** BEGIN RECORDED INFORMATION **

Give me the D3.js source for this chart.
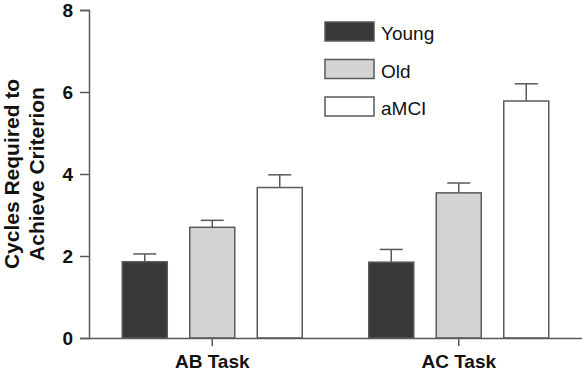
<!DOCTYPE html>
<html lang="en">
<head>
<meta charset="UTF-8">
<title>Cycles Required to Achieve Criterion</title>
<script src="https://d3js.org/d3.v7.min.js"></script>
<style>
    body { margin: 0; background: #fff; }
    svg text { font-family: Arial, "Liberation Sans", sans-serif; }
    .tick-label { font-size: 19px; font-weight: bold; fill: #111; }
    .axis-title { font-size: 21px; font-weight: bold; fill: #111; }
    .legend-label { font-size: 19px; fill: #111; }
</style>
</head>
<body>
<div id="chart"></div>
<script>
    // data
    const tasks = ["AB Task", "AC Task"];
    const groups = ["Young", "Old", "aMCI"];
    const means = [
        [1.86, 2.70, 3.67],
        [1.85, 3.54, 5.78]
    ];
    const errors = [
        [0.19, 0.17, 0.31],
        [0.31, 0.24, 0.42]
    ];
    const yTicks = [0, 2, 4, 6, 8];
    const fills = ["#393939", "#d3d4d6", "#ffffff"];

    const width = 582, height = 374;
    const margin = { left: 89, right: 0, top: 10, bottom: 36 };
    const lineColor = "#5a5a5a";

    const svg = d3.select("#chart").append("svg")
        .attr("width", width)
        .attr("height", height);

    const y = d3.scaleLinear()
        .domain([0, 8])
        .range([height - margin.bottom, margin.top]);

    const x0 = d3.scaleBand()
        .domain(tasks)
        .range([margin.left, width - margin.right]);

    // bars inside each task group, relative to its centre
    const x1 = d3.scaleBand()
        .domain(groups)
        .range([-90, 90])
        .paddingInner(0.333);

    // bars + error bars
    tasks.forEach((t, ti) => {
        const cx = x0(t) + x0.bandwidth() / 2;
        const g = svg.append("g").attr("transform", `translate(${cx},0)`);
        groups.forEach((grp, gi) => {
            const bx = x1(grp), bw = x1.bandwidth();
            const m = means[ti][gi], e = errors[ti][gi];
            const mid = bx + bw / 2;
            g.append("line")
                .attr("x1", mid).attr("x2", mid)
                .attr("y1", y(m)).attr("y2", y(m + e))
                .attr("stroke", lineColor).attr("stroke-width", 1.5);
            g.append("line")
                .attr("x1", mid - 11.5).attr("x2", mid + 11.5)
                .attr("y1", y(m + e)).attr("y2", y(m + e))
                .attr("stroke", lineColor).attr("stroke-width", 1.5);
            g.append("rect")
                .attr("x", bx).attr("width", bw)
                .attr("y", y(m)).attr("height", y(0) - y(m))
                .attr("fill", fills[gi])
                .attr("stroke", lineColor).attr("stroke-width", 1.5);
        });
    });

    // y axis
    const yAxis = svg.append("g")
        .attr("transform", `translate(${margin.left},0)`)
        .call(d3.axisLeft(y).tickValues(yTicks).tickSize(9).tickPadding(7));
    yAxis.select(".domain").attr("stroke", lineColor).attr("stroke-width", 1.5);
    yAxis.selectAll(".tick line").attr("stroke", lineColor).attr("stroke-width", 1.5);
    yAxis.selectAll(".tick text").attr("class", "tick-label");

    // x axis
    const xAxis = svg.append("g")
        .attr("transform", `translate(0,${y(0)})`)
        .call(d3.axisBottom(x0).tickSize(8).tickSizeOuter(0).tickPadding(9));
    xAxis.select(".domain").attr("stroke", lineColor).attr("stroke-width", 1.5);
    xAxis.selectAll(".tick line").attr("stroke", lineColor).attr("stroke-width", 1.5);
    xAxis.selectAll(".tick text").attr("class", "tick-label");

    // y axis title (two lines)
    const midY = (y(0) + y(8)) / 2;
    const title = svg.append("text")
        .attr("class", "axis-title")
        .attr("transform", `translate(0,${midY}) rotate(-90)`)
        .attr("text-anchor", "middle");
    title.append("tspan").attr("x", 0).attr("y", 19).text("Cycles Required to");
    title.append("tspan").attr("x", 0).attr("y", 44).text("Achieve Criterion");

    // legend
    const legend = svg.append("g").attr("transform", "translate(325,22)");
    groups.forEach((grp, i) => {
        const row = legend.append("g").attr("transform", `translate(0,${i * 37.5})`);
        row.append("rect")
            .attr("width", 49).attr("height", 19)
            .attr("fill", fills[i])
            .attr("stroke", lineColor).attr("stroke-width", 1.5);
        row.append("text")
            .attr("class", "legend-label")
            .attr("x", 56).attr("y", 18)
            .text(grp);
    });
</script>
</body>
</html>
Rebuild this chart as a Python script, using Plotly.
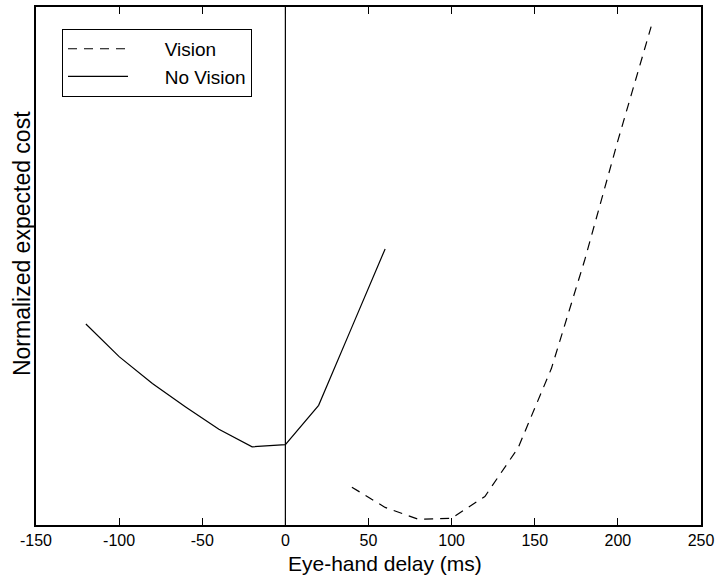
import plotly.graph_objects as go

# Data
vision_x = [40, 60, 80, 100, 120, 140, 160, 180, 200, 220]
vision_y = [0.073, 0.034, 0.011, 0.013, 0.055, 0.149, 0.302, 0.511, 0.742, 0.962]

novision_x = [-120, -100, -80, -60, -40, -20, 0, 20, 40, 60]
novision_y = [0.388, 0.325, 0.273, 0.228, 0.185, 0.151, 0.155, 0.231, 0.382, 0.533]

x_ticks = [-150, -100, -50, 0, 50, 100, 150, 200, 250]

FONT = "Liberation Sans, Arial, sans-serif"
PAD = "\u00a0" * 6

TOP, BOTTOM = 5, 525          # plot area in pixels
PH = BOTTOM - TOP

fig = go.Figure()
fig.add_trace(go.Scatter(
    x=vision_x, y=vision_y, mode="lines", name=PAD + "Vision",
    line=dict(color="black", width=1.2, dash="9px,7px"),
))
fig.add_trace(go.Scatter(
    x=novision_x, y=novision_y, mode="lines", name=PAD + "No Vision",
    line=dict(color="black", width=1.2),
))

# vertical reference line at zero delay
fig.add_shape(type="line", xref="x", yref="paper", x0=0, x1=0, y0=0, y1=1,
              line=dict(color="black", width=1.2))

fig.update_xaxes(
    range=[-150, 250], tickvals=x_ticks, ticktext=[str(v) for v in x_ticks],
    showline=True, linecolor="black", linewidth=1.5, mirror="ticks",
    ticks="inside", ticklen=7, tickcolor="black", tickwidth=1,
    showgrid=False, zeroline=False,
    tickfont=dict(family=FONT, size=16, color="black"),
)
fig.update_yaxes(
    range=[0, 1], showticklabels=False, ticks="",
    showline=True, linecolor="black", linewidth=1.5, mirror=True,
    showgrid=False, zeroline=False,
)

fig.add_annotation(text="Eye-hand delay (ms)", xref="paper", yref="paper",
                   x=(385 - 36) / 665, y=0, xanchor="center", yanchor="middle",
                   yshift=-(563 - BOTTOM), showarrow=False,
                   font=dict(family=FONT, size=21, color="black"))
fig.add_annotation(text="Normalized expected cost", xref="paper", yref="paper",
                   x=0, y=(BOTTOM - 243) / PH, xanchor="center", yanchor="middle",
                   xshift=-14, textangle=-90, showarrow=False,
                   font=dict(family=FONT, size=23, color="black"))

fig.update_layout(
    width=720, height=576,
    margin=dict(l=36, r=19, t=TOP, b=576 - BOTTOM),
    paper_bgcolor="white", plot_bgcolor="white",
    showlegend=True,
    legend=dict(x=(62 - 36) / 665, y=(BOTTOM - 27) / PH, xanchor="left", yanchor="top",
                bordercolor="black", borderwidth=1, bgcolor="white",
                font=dict(family=FONT, size=19, color="black"),
                itemwidth=60, tracegroupgap=0),
    font=dict(family=FONT, color="black"),
)

fig.write_html("out.html")
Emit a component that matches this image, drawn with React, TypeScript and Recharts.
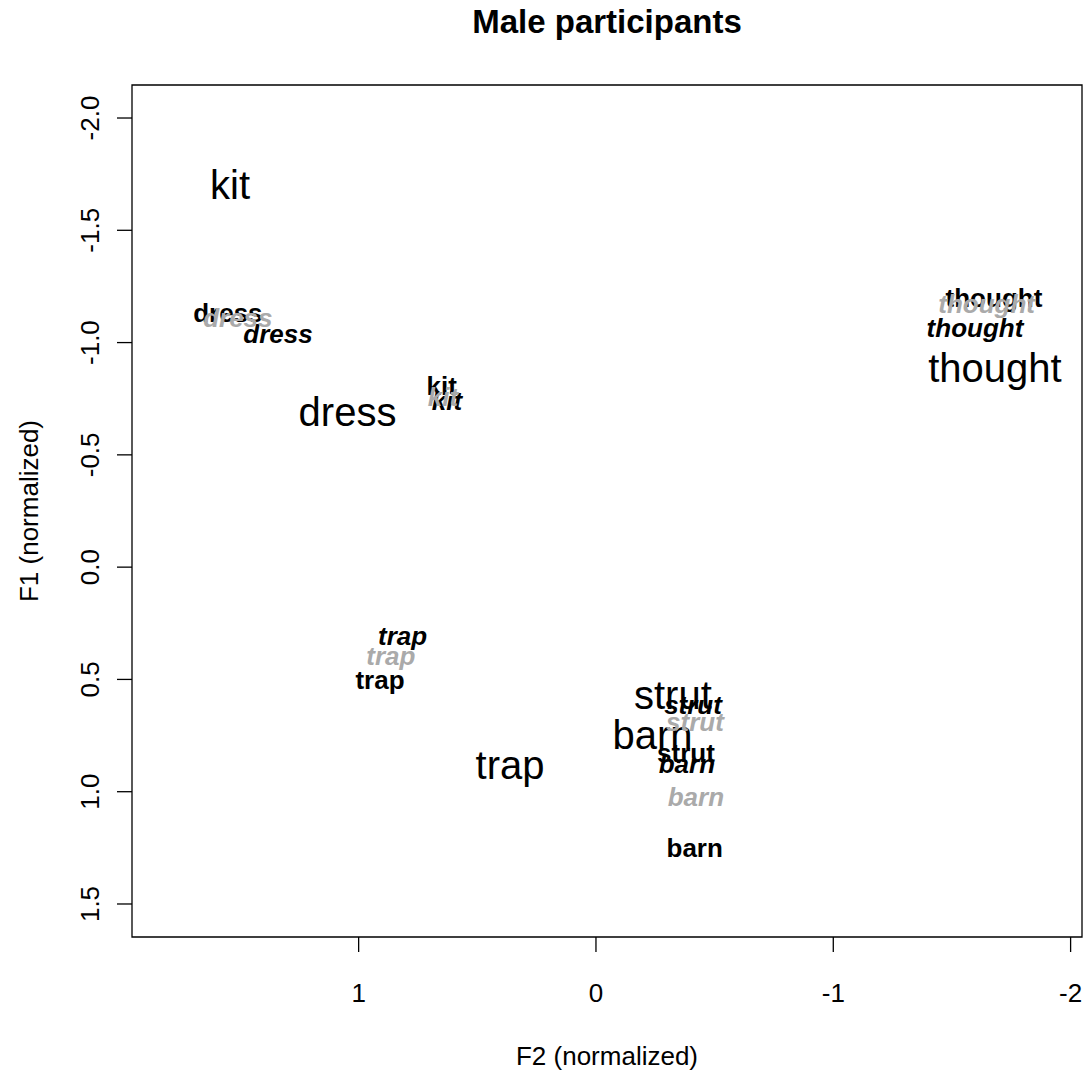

** END RECORDED INFORMATION **

TASK STATEMENT
The records above must be transcribed exactly. Pictures are left out of the copy.

SOLVED PROBLEM
Give me the D3.js source for this chart.
<!DOCTYPE html>
<html lang="en">
<head>
<meta charset="UTF-8">
<title>Cycles Required to Achieve Criterion</title>
<script src="https://d3js.org/d3.v7.min.js"></script>
<style>
    body { margin: 0; background: #fff; }
    svg text { font-family: Arial, "Liberation Sans", sans-serif; }
    .tick-label { font-size: 19px; font-weight: bold; fill: #111; }
    .axis-title { font-size: 21px; font-weight: bold; fill: #111; }
    .legend-label { font-size: 19px; fill: #111; }
</style>
</head>
<body>
<div id="chart"></div>
<script>
    // data
    const tasks = ["AB Task", "AC Task"];
    const groups = ["Young", "Old", "aMCI"];
    const means = [
        [1.86, 2.70, 3.67],
        [1.85, 3.54, 5.78]
    ];
    const errors = [
        [0.19, 0.17, 0.31],
        [0.31, 0.24, 0.42]
    ];
    const yTicks = [0, 2, 4, 6, 8];
    const fills = ["#393939", "#d3d4d6", "#ffffff"];

    const width = 582, height = 374;
    const margin = { left: 89, right: 0, top: 10, bottom: 36 };
    const lineColor = "#5a5a5a";

    const svg = d3.select("#chart").append("svg")
        .attr("width", width)
        .attr("height", height);

    const y = d3.scaleLinear()
        .domain([0, 8])
        .range([height - margin.bottom, margin.top]);

    const x0 = d3.scaleBand()
        .domain(tasks)
        .range([margin.left, width - margin.right]);

    // bars inside each task group, relative to its centre
    const x1 = d3.scaleBand()
        .domain(groups)
        .range([-90, 90])
        .paddingInner(0.333);

    // bars + error bars
    tasks.forEach((t, ti) => {
        const cx = x0(t) + x0.bandwidth() / 2;
        const g = svg.append("g").attr("transform", `translate(${cx},0)`);
        groups.forEach((grp, gi) => {
            const bx = x1(grp), bw = x1.bandwidth();
            const m = means[ti][gi], e = errors[ti][gi];
            const mid = bx + bw / 2;
            g.append("line")
                .attr("x1", mid).attr("x2", mid)
                .attr("y1", y(m)).attr("y2", y(m + e))
                .attr("stroke", lineColor).attr("stroke-width", 1.5);
            g.append("line")
                .attr("x1", mid - 11.5).attr("x2", mid + 11.5)
                .attr("y1", y(m + e)).attr("y2", y(m + e))
                .attr("stroke", lineColor).attr("stroke-width", 1.5);
            g.append("rect")
                .attr("x", bx).attr("width", bw)
                .attr("y", y(m)).attr("height", y(0) - y(m))
                .attr("fill", fills[gi])
                .attr("stroke", lineColor).attr("stroke-width", 1.5);
        });
    });

    // y axis
    const yAxis = svg.append("g")
        .attr("transform", `translate(${margin.left},0)`)
        .call(d3.axisLeft(y).tickValues(yTicks).tickSize(9).tickPadding(7));
    yAxis.select(".domain").attr("stroke", lineColor).attr("stroke-width", 1.5);
    yAxis.selectAll(".tick line").attr("stroke", lineColor).attr("stroke-width", 1.5);
    yAxis.selectAll(".tick text").attr("class", "tick-label");

    // x axis
    const xAxis = svg.append("g")
        .attr("transform", `translate(0,${y(0)})`)
        .call(d3.axisBottom(x0).tickSize(8).tickSizeOuter(0).tickPadding(9));
    xAxis.select(".domain").attr("stroke", lineColor).attr("stroke-width", 1.5);
    xAxis.selectAll(".tick line").attr("stroke", lineColor).attr("stroke-width", 1.5);
    xAxis.selectAll(".tick text").attr("class", "tick-label");

    // y axis title (two lines)
    const midY = (y(0) + y(8)) / 2;
    const title = svg.append("text")
        .attr("class", "axis-title")
        .attr("transform", `translate(0,${midY}) rotate(-90)`)
        .attr("text-anchor", "middle");
    title.append("tspan").attr("x", 0).attr("y", 19).text("Cycles Required to");
    title.append("tspan").attr("x", 0).attr("y", 44).text("Achieve Criterion");

    // legend
    const legend = svg.append("g").attr("transform", "translate(325,22)");
    groups.forEach((grp, i) => {
        const row = legend.append("g").attr("transform", `translate(0,${i * 37.5})`);
        row.append("rect")
            .attr("width", 49).attr("height", 19)
            .attr("fill", fills[i])
            .attr("stroke", lineColor).attr("stroke-width", 1.5);
        row.append("text")
            .attr("class", "legend-label")
            .attr("x", 56).attr("y", 18)
            .text(grp);
    });
</script>
</body>
</html>
Rebuild this chart as a Python script, using Plotly.
import plotly.graph_objects as go

# Data
vision_x = [40, 60, 80, 100, 120, 140, 160, 180, 200, 220]
vision_y = [0.073, 0.034, 0.011, 0.013, 0.055, 0.149, 0.302, 0.511, 0.742, 0.962]

novision_x = [-120, -100, -80, -60, -40, -20, 0, 20, 40, 60]
novision_y = [0.388, 0.325, 0.273, 0.228, 0.185, 0.151, 0.155, 0.231, 0.382, 0.533]

x_ticks = [-150, -100, -50, 0, 50, 100, 150, 200, 250]

FONT = "Liberation Sans, Arial, sans-serif"
PAD = "\u00a0" * 6

TOP, BOTTOM = 5, 525          # plot area in pixels
PH = BOTTOM - TOP

fig = go.Figure()
fig.add_trace(go.Scatter(
    x=vision_x, y=vision_y, mode="lines", name=PAD + "Vision",
    line=dict(color="black", width=1.2, dash="9px,7px"),
))
fig.add_trace(go.Scatter(
    x=novision_x, y=novision_y, mode="lines", name=PAD + "No Vision",
    line=dict(color="black", width=1.2),
))

# vertical reference line at zero delay
fig.add_shape(type="line", xref="x", yref="paper", x0=0, x1=0, y0=0, y1=1,
              line=dict(color="black", width=1.2))

fig.update_xaxes(
    range=[-150, 250], tickvals=x_ticks, ticktext=[str(v) for v in x_ticks],
    showline=True, linecolor="black", linewidth=1.5, mirror="ticks",
    ticks="inside", ticklen=7, tickcolor="black", tickwidth=1,
    showgrid=False, zeroline=False,
    tickfont=dict(family=FONT, size=16, color="black"),
)
fig.update_yaxes(
    range=[0, 1], showticklabels=False, ticks="",
    showline=True, linecolor="black", linewidth=1.5, mirror=True,
    showgrid=False, zeroline=False,
)

fig.add_annotation(text="Eye-hand delay (ms)", xref="paper", yref="paper",
                   x=(385 - 36) / 665, y=0, xanchor="center", yanchor="middle",
                   yshift=-(563 - BOTTOM), showarrow=False,
                   font=dict(family=FONT, size=21, color="black"))
fig.add_annotation(text="Normalized expected cost", xref="paper", yref="paper",
                   x=0, y=(BOTTOM - 243) / PH, xanchor="center", yanchor="middle",
                   xshift=-14, textangle=-90, showarrow=False,
                   font=dict(family=FONT, size=23, color="black"))

fig.update_layout(
    width=720, height=576,
    margin=dict(l=36, r=19, t=TOP, b=576 - BOTTOM),
    paper_bgcolor="white", plot_bgcolor="white",
    showlegend=True,
    legend=dict(x=(62 - 36) / 665, y=(BOTTOM - 27) / PH, xanchor="left", yanchor="top",
                bordercolor="black", borderwidth=1, bgcolor="white",
                font=dict(family=FONT, size=19, color="black"),
                itemwidth=60, tracegroupgap=0),
    font=dict(family=FONT, color="black"),
)

fig.write_html("out.html")
Emit a component that matches this image, drawn with React, TypeScript and Recharts.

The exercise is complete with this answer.